Monday, May 11, 2026

Plenty Of Enemies

The primary foreign policy objective of the United States for most of my lifetime was to prevent and contain the spread of communism around the world.

This was based on the fundamental principle that people should have as much freedom to conduct their lives as they wished and government should have a limited role in the ownership of property and controlling the means of production.

Hindering the growth of collectivism around the world where the government determined the needs of each citizen and redistributed income and wealth as it saw fit.

In a communist society the people are subservient to the government and dependent on it for all things in order to meet the goal of being a classless society in which there is no economic inequality. Collectivism is seen as the ideal state in that the government determines the needs of each citizen and redistributes income and wealth as it sees fit.

Communism was viewed as in direct contravention of the foundational principles of the United States---both democracy and capitalism---which was seen as not only a threat to the United States but also to the world at large.

Preventing the spread of communism from the Soviet Union and the Eastern bloc of Europe was the major reason for the creation of NATO.

Over the 75 years of NATO's existence the United States spent trillions of dollars on Europe's defense to deter the further the spread of communist ideology westward from the Soviet Union.

In the Cold War era, as many as 500,000 U.S, military personnel were based in Europe as part of the NATO force. Recently, those numbers have been in the range of 100,000 to provide for the defense against aggression from Russia.

The United States entered the Vietnam War to defend South Vietnam from the communists from North Vietnam and to prevent the spread of communism to other Asian countries.

That conflict cost the lives of 58,220 Americans which are now memorialized on a wall in Washington, D.C.

In recent years we have had to increase defense spending to meet the emergence of the global ambitions of Chinese communists and their provocative actions in the South China Sea and elsewhere.

Source: https://saisreview.sais.jhu.edu/a-calm-before-the-storm-south-china-sea-powder-keg/


I recount this history as context for the following graphic that I recently came across that compares the amount of public spending as a % of total GDP for various countries.



Here is a broader look at the data as compiled by a Dutch site.

Notice that most of the Western European countries have public spending approaching or exceeding 50% of GDP.


Credit: https://x.com/RubenWizard88/status/2053203110298833305


What is incredible about the data is that the so-called Communist countries have lower percentages of public spending than what are supposed to be those nations dedicated to freedom, democracy and capitalism.

Vietnam, who we lost much blood and treasure to save from communism, is spending only about half as much on public spending as the United States.

Communist China also spends a lower percentage on government spending than the United States does.

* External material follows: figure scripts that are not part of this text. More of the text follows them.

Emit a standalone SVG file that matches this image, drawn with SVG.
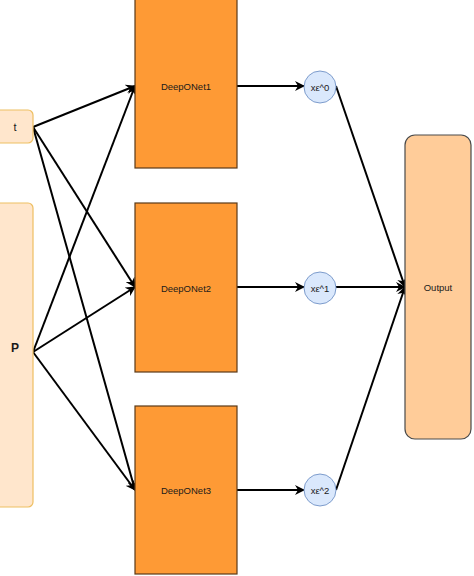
<svg xmlns="http://www.w3.org/2000/svg" width="474" height="576" viewBox="0 0 474 576">
<defs>
<style>
.net{fill:#fe9a35;stroke:#5a3a18;stroke-width:1.2}
.in{fill:#ffe6cc;stroke:#eebf62;stroke-width:1.2}
.circ{fill:#dae8fc;stroke:#7d9ccc;stroke-width:1}
.out{fill:#ffcc99;stroke:#4a4a4a;stroke-width:1.2}
.lbl{font-family:"Liberation Sans",Arial,sans-serif;font-size:9.5px;fill:#1a1a1a;text-anchor:middle;dominant-baseline:central}
.edge{stroke:#000;stroke-width:2;fill:none;marker-end:url(#arr)}
</style>
<marker id="arr" viewBox="0 0 10 10" refX="9" refY="5" markerWidth="10" markerHeight="10" markerUnits="userSpaceOnUse" orient="auto">
<path d="M0,0 L10,5 L0,10 L3,5 Z" fill="#000"/>
</marker>
</defs>
<rect width="474" height="576" fill="#fff"/>
<g id="connectors">
<line class="edge" x1="33" y1="127" x2="135" y2="86"/>
<line class="edge" x1="33" y1="127" x2="135" y2="287"/>
<line class="edge" x1="33" y1="127" x2="135" y2="490"/>
<line class="edge" x1="33" y1="352" x2="135" y2="86"/>
<line class="edge" x1="33" y1="352" x2="135" y2="287"/>
<line class="edge" x1="33" y1="352" x2="135" y2="490"/>
<line class="edge" x1="237" y1="86" x2="304" y2="86"/>
<line class="edge" x1="237" y1="287" x2="304" y2="287"/>
<line class="edge" x1="237" y1="490" x2="304" y2="490"/>
<line class="edge" x1="336" y1="86" x2="405" y2="287"/>
<line class="edge" x1="336" y1="287" x2="405" y2="287"/>
<line class="edge" x1="336" y1="490" x2="405" y2="287"/>
</g>
<g id="t">
<rect class="in" x="-5" y="110" width="38" height="33" rx="5"/>
<text class="lbl" x="15" y="127" style="font-size:11px">t</text>
</g>
<g id="P">
<rect class="in" x="-5" y="203" width="38" height="304" rx="5"/>
<text class="lbl" x="15" y="348" style="font-size:12px;font-weight:bold">P</text>
</g>
<g id="DeepONet1">
<rect class="net" x="135" y="-2" width="102" height="170"/>
<text class="lbl" x="186" y="86">DeepONet1</text>
</g>
<g id="DeepONet2">
<rect class="net" x="135" y="203" width="102" height="169"/>
<text class="lbl" x="186" y="288">DeepONet2</text>
</g>
<g id="DeepONet3">
<rect class="net" x="135" y="406" width="102" height="168"/>
<text class="lbl" x="186" y="490">DeepONet3</text>
</g>
<g id="xe0">
<circle class="circ" cx="320" cy="87" r="16"/>
<text class="lbl" x="320" y="87">xε^0</text>
</g>
<g id="xe1">
<circle class="circ" cx="320" cy="288" r="16"/>
<text class="lbl" x="320" y="288">xε^1</text>
</g>
<g id="xe2">
<circle class="circ" cx="320" cy="490" r="16"/>
<text class="lbl" x="320" y="490">xε^2</text>
</g>
<g id="Output">
<rect class="out" x="405" y="135" width="66" height="304" rx="10"/>
<text class="lbl" x="438" y="287">Output</text>
</g>
</svg>
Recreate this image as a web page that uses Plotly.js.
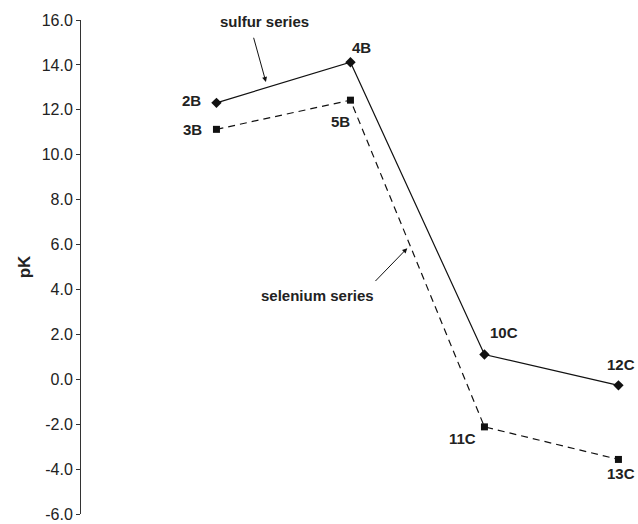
<!DOCTYPE html>
<html>
<head>
<meta charset="utf-8">
<script src="https://cdn.plot.ly/plotly-3.0.1.min.js"></script>
<style>html,body{margin:0;padding:0;background:#fff;}#chart{width:638px;height:524px;}</style>
</head>
<body>
<div id="chart"></div>
<script>
const positions = [0, 1, 2, 3];
const sulfurLabels = ['2B', '4B', '10C', '12C'];
const sulfurValues = [12.31, 14.12, 1.10, -0.27];
const seleniumLabels = ['3B', '5B', '11C', '13C'];
const seleniumValues = [11.13, 12.43, -2.12, -3.57];
const tickValues = [-6, -4, -2, 0, 2, 4, 6, 8, 10, 12, 14, 16];
const tickLabels = ['-6.0', '-4.0', '-2.0', '0.0', '2.0', '4.0', '6.0', '8.0', '10.0', '12.0', '14.0', '16.0'];

const sulfurShift = [[-25, 2], [11, 15], [20, 22], [3, 21]];
const seleniumShift = [[-24, 0], [-10, -21], [-22, -12], [3, -14]];

const FONT = 'Arial, "Liberation Sans", Helvetica, sans-serif';

const traces = [
  {
    x: positions, y: sulfurValues, type: 'scatter', mode: 'lines+markers',
    line: {color: '#111', width: 1.2},
    marker: {symbol: 'diamond', size: 8, color: '#111'},
    hoverinfo: 'skip', showlegend: false
  },
  {
    x: positions, y: seleniumValues, type: 'scatter', mode: 'lines+markers',
    line: {color: '#111', width: 1.2, dash: '7px,5px'},
    marker: {symbol: 'square', size: 7, color: '#111'},
    hoverinfo: 'skip', showlegend: false
  }
];

const annotations = [];
positions.forEach((p, i) => {
  annotations.push({x: p, y: sulfurValues[i], xref: 'x', yref: 'y', text: '<b>' + sulfurLabels[i] + '</b>',
    showarrow: false, xshift: sulfurShift[i][0], yshift: sulfurShift[i][1],
    font: {family: FONT, size: 15, color: '#222'}});
  annotations.push({x: p, y: seleniumValues[i], xref: 'x', yref: 'y', text: '<b>' + seleniumLabels[i] + '</b>',
    showarrow: false, xshift: seleniumShift[i][0], yshift: seleniumShift[i][1],
    font: {family: FONT, size: 15, color: '#222'}});
});
// series callouts
annotations.push({x: 0.369, y: 13.24, xref: 'x', yref: 'y', text: '', showarrow: true,
  ax: -12.7, ay: -45.7, arrowhead: 2, arrowsize: 1, arrowwidth: 1, arrowcolor: '#111', standoff: 0});
annotations.push({x: 0.362, y: 15.92, xref: 'x', yref: 'y', text: '<b>sulfur series</b>', showarrow: false,
  font: {family: FONT, size: 15, color: '#222'}});
annotations.push({x: 1.424, y: 5.84, xref: 'x', yref: 'y', text: '', showarrow: true,
  ax: -33.3, ay: 34.4, arrowhead: 2, arrowsize: 1, arrowwidth: 1, arrowcolor: '#111', standoff: 0});
annotations.push({x: 0.757, y: 3.72, xref: 'x', yref: 'y', text: '<b>selenium series</b>', showarrow: false,
  font: {family: FONT, size: 15, color: '#222'}});

const layout = {
  width: 638, height: 524,
  margin: {l: 81, r: 0, t: 19.5, b: 9.5},
  paper_bgcolor: '#fff', plot_bgcolor: '#fff',
  xaxis: {range: [-1.011, 3.146], visible: false, showgrid: false, zeroline: false},
  yaxis: {
    range: [-6, 16], tickmode: 'array', tickvals: tickValues, ticktext: tickLabels,
    showline: true, linecolor: '#333', linewidth: 1,
    ticks: 'outside', ticklen: 4, tickcolor: '#333',
    showgrid: false, zeroline: false,
    tickfont: {family: FONT, size: 16, color: '#222'},
    title: {text: '<b>pK</b>', font: {family: FONT, size: 17, color: '#222'}, standoff: 6},
    automargin: false
  },
  annotations: annotations,
  showlegend: false
};

Plotly.newPlot('chart', traces, layout, {staticPlot: true});
</script>
</body>
</html>
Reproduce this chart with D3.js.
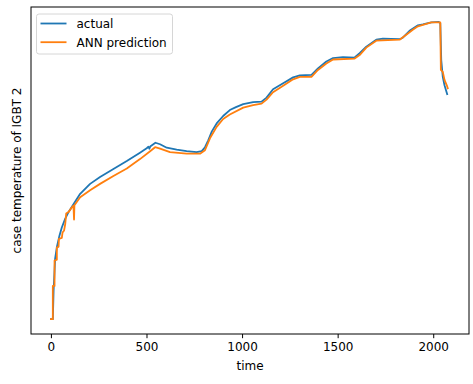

France spends more on public spending today than the Soviet Union did  at the height of the communist Soviet Union in 1990 before it collapsed in 1991 along with its Eastern bloc countries such as Poland

Today the United States share of public spending as a % of the GDP is actually higher than Russia.

Russia's public spending was at 36.9% of GDP in 2024 compared to 37.6% in the United States.



At the same time, Europe's share of public spending as a % of GDP averages 10 points higher than Russia today.

This all occurred while we were supposedly defending Europe from the evils of collectivism.

We didn't want them to be taken over by the Soviet Union.

Instead, they largely did it to themselves.

The further irony in all of this is that while United States foreign policy was opposing communism around the world, its own domestic policy moved further and further to the left.

The United States has suffered far less from communist aggression than it has from self-inflicted wounds from socialist and leftist policies within our own body politic.

There is almost no sphere of life that government interference, spending and control has not become more entrenched in the United States than it was 75 years ago.

We did to ourselves what no foreign adversary could so to us.

You would think that there has never been a real life example of taking a country with the same people and dividing them into two parts to see which system works better---one dedicated to democracy, free enterprise and capitalism and another to central governmental control and collectivism.

Has anyone heard about Korea and Germany?

Same people. Same language. Same historical culture. 

They chose different economic and political systems from what once was a single country.

Korea.



Germany.



Could it be any clearer?

All of this also shows that the biggest dangers we face are almost always greater within our gates than on outside.

This was observation that Cicero also made over 2,000 years ago in speaking about what was then the Roman republic.

"The enemy is within the gates; it is with our own luxury, our own folly, our own criminality that we have to contend." ~ Marcus Tullius Cicero

Some lessons seems to be particularly hard to learn and remember.